→ WRITTEN TASK
Reproduce exactly, and only, the lines of the material below running from the line bearing "Rebuild this chart" through the line bearing "plt.rcParams['font.size'] = 9". Leave any pictures out.

→ PROVIDED RECORDS
- - - -

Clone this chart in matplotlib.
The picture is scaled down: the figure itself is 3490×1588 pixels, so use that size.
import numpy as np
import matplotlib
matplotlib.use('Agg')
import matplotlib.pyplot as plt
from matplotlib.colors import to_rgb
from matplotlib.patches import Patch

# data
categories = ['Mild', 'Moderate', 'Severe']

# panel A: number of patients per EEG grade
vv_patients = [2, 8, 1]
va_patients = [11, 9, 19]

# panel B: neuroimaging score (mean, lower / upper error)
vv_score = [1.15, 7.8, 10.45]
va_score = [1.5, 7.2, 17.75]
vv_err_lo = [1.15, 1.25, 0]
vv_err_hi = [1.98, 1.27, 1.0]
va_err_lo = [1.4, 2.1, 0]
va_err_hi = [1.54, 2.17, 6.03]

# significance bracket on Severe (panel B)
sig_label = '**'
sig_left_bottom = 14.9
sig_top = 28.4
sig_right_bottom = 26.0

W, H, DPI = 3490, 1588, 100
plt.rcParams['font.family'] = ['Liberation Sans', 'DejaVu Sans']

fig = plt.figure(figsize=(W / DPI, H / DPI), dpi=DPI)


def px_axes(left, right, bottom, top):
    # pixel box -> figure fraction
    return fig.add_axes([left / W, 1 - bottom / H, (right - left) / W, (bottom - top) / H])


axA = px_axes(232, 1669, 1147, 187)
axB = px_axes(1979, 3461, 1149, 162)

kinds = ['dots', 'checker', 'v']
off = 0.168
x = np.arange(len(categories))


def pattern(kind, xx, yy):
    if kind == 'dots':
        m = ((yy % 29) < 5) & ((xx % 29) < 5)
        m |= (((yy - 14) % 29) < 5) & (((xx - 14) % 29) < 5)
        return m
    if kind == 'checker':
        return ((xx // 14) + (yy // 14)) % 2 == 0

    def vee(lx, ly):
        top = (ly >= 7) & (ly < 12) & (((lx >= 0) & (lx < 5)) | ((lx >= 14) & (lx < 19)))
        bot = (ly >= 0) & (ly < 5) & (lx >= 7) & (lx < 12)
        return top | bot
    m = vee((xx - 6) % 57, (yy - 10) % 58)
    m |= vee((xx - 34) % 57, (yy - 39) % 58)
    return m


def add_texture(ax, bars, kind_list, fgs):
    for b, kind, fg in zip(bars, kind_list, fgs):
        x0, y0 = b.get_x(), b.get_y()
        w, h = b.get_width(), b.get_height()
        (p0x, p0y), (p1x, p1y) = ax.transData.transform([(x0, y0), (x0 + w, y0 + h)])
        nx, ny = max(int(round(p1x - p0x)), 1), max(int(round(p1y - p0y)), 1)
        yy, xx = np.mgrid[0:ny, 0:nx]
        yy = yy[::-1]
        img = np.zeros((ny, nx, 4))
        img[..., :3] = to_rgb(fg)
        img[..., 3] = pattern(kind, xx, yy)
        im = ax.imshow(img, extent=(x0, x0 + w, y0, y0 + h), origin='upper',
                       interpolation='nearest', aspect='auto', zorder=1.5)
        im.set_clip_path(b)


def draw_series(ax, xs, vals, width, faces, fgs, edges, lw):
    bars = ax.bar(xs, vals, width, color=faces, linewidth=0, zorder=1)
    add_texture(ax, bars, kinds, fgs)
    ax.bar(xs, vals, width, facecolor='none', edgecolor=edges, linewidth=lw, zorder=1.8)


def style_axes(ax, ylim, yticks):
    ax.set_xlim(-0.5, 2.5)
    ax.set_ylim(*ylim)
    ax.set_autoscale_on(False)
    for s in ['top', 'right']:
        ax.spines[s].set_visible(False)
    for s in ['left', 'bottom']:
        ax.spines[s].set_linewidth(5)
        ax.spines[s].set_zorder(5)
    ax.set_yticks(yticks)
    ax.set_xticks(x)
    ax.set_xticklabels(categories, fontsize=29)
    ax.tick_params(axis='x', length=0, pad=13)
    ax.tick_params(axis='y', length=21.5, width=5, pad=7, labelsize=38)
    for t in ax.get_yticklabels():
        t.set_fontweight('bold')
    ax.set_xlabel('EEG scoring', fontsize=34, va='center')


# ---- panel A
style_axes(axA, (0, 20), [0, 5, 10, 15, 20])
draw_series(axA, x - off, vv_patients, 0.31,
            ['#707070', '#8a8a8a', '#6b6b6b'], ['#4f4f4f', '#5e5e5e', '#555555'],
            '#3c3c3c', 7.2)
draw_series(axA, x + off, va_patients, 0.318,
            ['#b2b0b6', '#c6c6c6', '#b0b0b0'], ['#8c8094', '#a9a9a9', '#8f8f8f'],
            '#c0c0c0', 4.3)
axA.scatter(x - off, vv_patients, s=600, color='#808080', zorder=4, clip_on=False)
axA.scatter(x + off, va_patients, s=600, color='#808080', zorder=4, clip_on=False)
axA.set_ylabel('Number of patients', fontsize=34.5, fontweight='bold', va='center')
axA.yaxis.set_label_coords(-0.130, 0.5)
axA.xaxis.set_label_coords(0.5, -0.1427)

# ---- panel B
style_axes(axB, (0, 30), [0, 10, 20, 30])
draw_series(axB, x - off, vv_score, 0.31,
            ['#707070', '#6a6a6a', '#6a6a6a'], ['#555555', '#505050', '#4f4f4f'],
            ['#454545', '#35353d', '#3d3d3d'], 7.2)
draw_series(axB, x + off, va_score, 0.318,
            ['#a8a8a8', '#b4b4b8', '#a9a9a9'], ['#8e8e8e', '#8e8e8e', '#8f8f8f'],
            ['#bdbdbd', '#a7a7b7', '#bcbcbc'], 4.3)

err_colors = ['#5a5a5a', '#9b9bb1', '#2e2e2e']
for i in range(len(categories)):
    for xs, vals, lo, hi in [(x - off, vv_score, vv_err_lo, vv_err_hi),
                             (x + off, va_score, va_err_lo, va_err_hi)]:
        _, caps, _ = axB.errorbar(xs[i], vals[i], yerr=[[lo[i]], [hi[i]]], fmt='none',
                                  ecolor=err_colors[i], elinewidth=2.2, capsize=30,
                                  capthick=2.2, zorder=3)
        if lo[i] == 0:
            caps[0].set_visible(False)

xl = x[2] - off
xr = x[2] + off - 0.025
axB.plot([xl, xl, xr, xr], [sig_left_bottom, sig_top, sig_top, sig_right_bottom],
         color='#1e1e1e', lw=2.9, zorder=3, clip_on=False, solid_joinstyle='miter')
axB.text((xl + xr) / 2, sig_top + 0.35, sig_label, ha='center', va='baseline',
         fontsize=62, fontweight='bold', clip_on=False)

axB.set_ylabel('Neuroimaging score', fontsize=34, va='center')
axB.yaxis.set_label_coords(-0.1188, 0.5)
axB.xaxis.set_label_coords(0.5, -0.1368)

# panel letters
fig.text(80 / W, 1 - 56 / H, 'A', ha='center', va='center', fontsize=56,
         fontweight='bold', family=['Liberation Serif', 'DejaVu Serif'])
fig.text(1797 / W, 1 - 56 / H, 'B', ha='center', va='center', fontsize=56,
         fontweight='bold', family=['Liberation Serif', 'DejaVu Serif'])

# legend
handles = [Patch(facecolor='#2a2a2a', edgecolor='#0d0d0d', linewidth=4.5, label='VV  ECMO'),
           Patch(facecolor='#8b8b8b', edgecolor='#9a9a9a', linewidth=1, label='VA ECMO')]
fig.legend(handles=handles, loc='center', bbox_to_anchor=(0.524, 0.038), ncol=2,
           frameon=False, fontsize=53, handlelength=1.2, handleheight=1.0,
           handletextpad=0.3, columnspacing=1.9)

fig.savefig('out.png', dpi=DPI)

- - - -

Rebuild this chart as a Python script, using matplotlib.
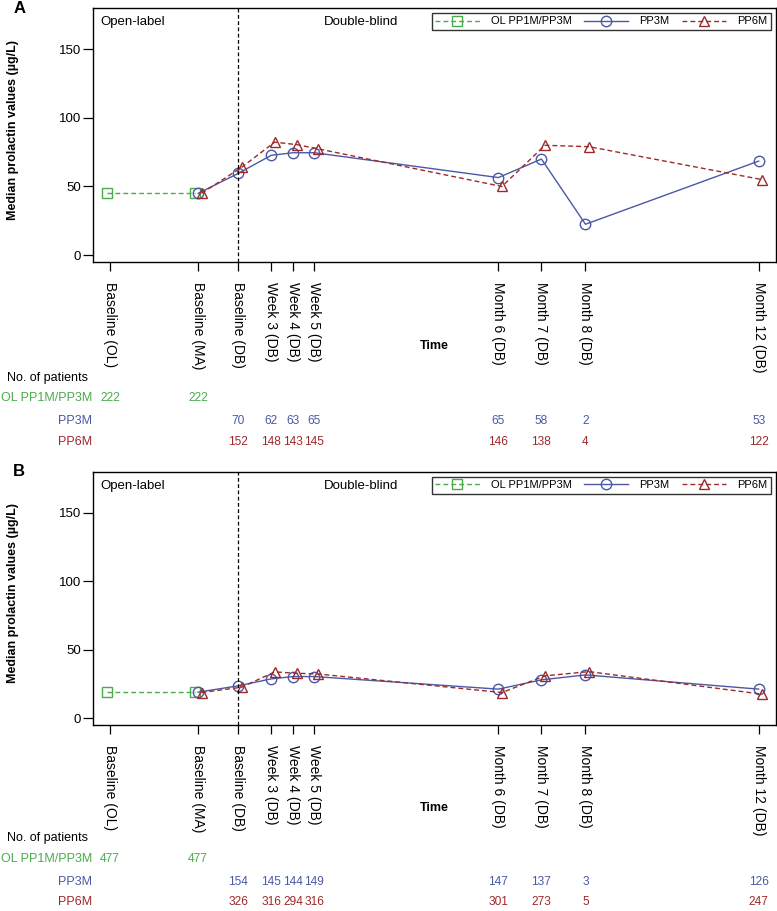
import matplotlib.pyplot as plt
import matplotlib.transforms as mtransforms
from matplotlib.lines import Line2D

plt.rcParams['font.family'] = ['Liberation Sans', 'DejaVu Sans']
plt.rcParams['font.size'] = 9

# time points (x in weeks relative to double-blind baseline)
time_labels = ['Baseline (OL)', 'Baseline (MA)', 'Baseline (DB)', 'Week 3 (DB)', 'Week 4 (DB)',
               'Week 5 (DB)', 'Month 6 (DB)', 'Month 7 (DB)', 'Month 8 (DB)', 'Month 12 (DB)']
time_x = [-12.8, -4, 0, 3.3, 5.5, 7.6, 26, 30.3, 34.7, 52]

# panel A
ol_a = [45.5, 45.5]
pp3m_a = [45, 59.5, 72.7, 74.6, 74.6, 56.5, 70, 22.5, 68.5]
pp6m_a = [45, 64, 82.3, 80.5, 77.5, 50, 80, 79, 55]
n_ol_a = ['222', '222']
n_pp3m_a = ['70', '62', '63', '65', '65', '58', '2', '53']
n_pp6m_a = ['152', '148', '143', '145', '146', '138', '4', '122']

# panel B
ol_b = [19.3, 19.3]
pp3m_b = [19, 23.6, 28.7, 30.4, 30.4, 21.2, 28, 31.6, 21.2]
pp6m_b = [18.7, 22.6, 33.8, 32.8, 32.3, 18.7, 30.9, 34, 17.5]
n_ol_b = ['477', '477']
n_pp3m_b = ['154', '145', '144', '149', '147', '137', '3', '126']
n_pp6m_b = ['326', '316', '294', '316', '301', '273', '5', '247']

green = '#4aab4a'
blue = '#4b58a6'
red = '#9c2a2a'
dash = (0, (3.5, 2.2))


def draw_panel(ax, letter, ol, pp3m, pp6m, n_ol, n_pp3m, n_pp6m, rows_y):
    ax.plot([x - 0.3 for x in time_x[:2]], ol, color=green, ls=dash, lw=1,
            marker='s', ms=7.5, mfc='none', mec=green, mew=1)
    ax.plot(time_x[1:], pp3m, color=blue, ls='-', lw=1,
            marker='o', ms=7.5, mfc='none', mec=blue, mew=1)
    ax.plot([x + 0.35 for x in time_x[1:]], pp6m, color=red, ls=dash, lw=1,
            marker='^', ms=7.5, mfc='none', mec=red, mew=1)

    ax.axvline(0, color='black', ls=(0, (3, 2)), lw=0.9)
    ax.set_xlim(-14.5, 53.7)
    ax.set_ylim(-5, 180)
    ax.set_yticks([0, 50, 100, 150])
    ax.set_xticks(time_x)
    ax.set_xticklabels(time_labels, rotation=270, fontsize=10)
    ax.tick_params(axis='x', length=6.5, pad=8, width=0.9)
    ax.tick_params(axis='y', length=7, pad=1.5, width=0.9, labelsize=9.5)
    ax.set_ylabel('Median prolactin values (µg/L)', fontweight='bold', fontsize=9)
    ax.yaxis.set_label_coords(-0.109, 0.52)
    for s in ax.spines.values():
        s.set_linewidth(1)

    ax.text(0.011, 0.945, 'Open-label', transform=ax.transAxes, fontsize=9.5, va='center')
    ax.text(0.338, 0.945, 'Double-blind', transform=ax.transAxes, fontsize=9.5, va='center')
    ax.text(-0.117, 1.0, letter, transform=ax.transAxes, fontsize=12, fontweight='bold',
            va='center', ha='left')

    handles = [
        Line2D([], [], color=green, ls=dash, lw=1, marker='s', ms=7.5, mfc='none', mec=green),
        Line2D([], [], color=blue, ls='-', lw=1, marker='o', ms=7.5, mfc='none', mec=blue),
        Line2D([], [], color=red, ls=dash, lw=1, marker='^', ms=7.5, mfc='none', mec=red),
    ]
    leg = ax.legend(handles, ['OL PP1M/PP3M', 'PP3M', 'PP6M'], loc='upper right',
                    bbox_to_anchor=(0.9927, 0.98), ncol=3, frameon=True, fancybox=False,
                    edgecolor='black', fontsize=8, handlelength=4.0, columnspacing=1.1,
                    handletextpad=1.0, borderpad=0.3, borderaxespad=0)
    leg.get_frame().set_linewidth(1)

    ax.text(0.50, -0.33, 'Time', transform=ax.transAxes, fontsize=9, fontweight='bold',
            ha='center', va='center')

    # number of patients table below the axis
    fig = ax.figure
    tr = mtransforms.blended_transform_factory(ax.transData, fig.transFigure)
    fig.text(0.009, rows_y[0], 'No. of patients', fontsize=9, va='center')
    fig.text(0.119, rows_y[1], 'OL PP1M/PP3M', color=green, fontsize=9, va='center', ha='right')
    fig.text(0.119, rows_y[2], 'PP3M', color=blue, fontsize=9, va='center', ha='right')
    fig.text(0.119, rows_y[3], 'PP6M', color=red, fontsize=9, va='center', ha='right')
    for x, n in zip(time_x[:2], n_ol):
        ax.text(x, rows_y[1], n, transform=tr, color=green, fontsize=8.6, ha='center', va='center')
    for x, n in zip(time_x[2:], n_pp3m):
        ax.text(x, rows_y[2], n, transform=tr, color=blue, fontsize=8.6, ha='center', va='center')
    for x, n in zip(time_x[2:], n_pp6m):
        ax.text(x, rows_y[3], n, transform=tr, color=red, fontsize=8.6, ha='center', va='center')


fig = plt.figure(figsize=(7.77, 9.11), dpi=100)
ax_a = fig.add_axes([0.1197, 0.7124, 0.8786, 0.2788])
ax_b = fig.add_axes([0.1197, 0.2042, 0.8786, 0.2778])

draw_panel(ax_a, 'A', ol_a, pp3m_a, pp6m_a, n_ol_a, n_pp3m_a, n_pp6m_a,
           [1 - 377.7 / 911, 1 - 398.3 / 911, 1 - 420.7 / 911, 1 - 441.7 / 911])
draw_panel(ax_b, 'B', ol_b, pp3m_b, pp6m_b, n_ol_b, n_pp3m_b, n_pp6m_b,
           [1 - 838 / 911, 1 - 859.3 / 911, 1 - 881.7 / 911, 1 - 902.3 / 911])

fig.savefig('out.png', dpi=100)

- - - -

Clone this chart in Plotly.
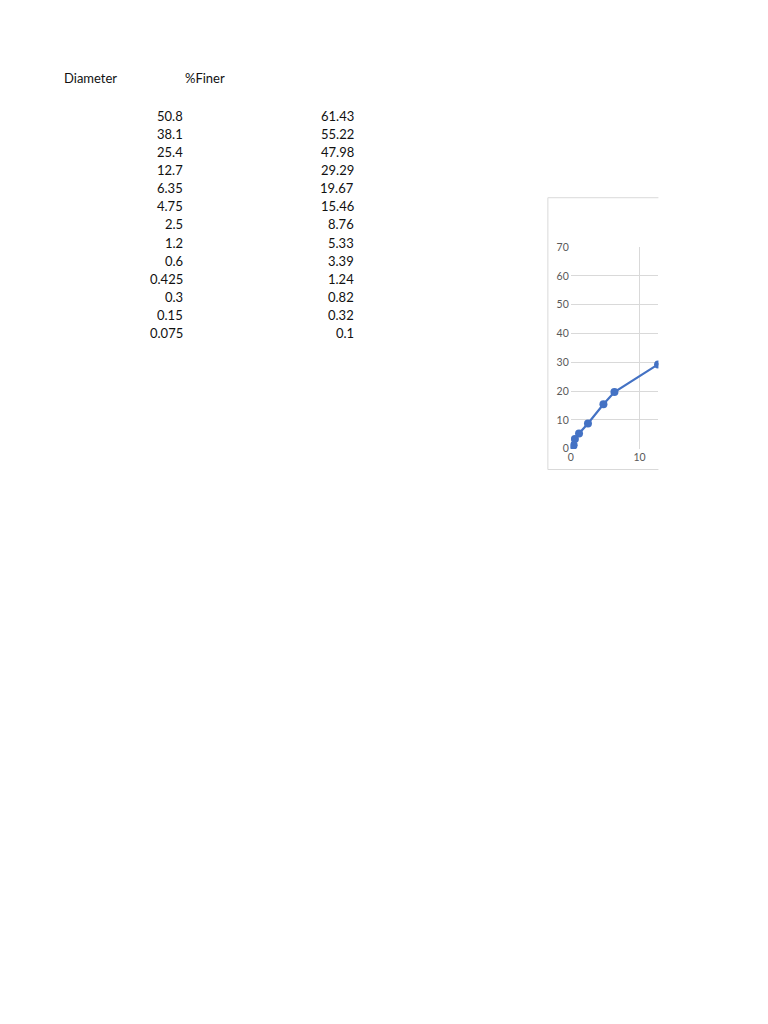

- - - -

→ FINISHED ANSWER
Rebuild this chart as a Python script, using matplotlib.
import matplotlib.pyplot as plt
import matplotlib.transforms as mtransforms
from matplotlib.lines import Line2D

plt.rcParams['font.family'] = ['Liberation Sans', 'DejaVu Sans']
plt.rcParams['font.size'] = 9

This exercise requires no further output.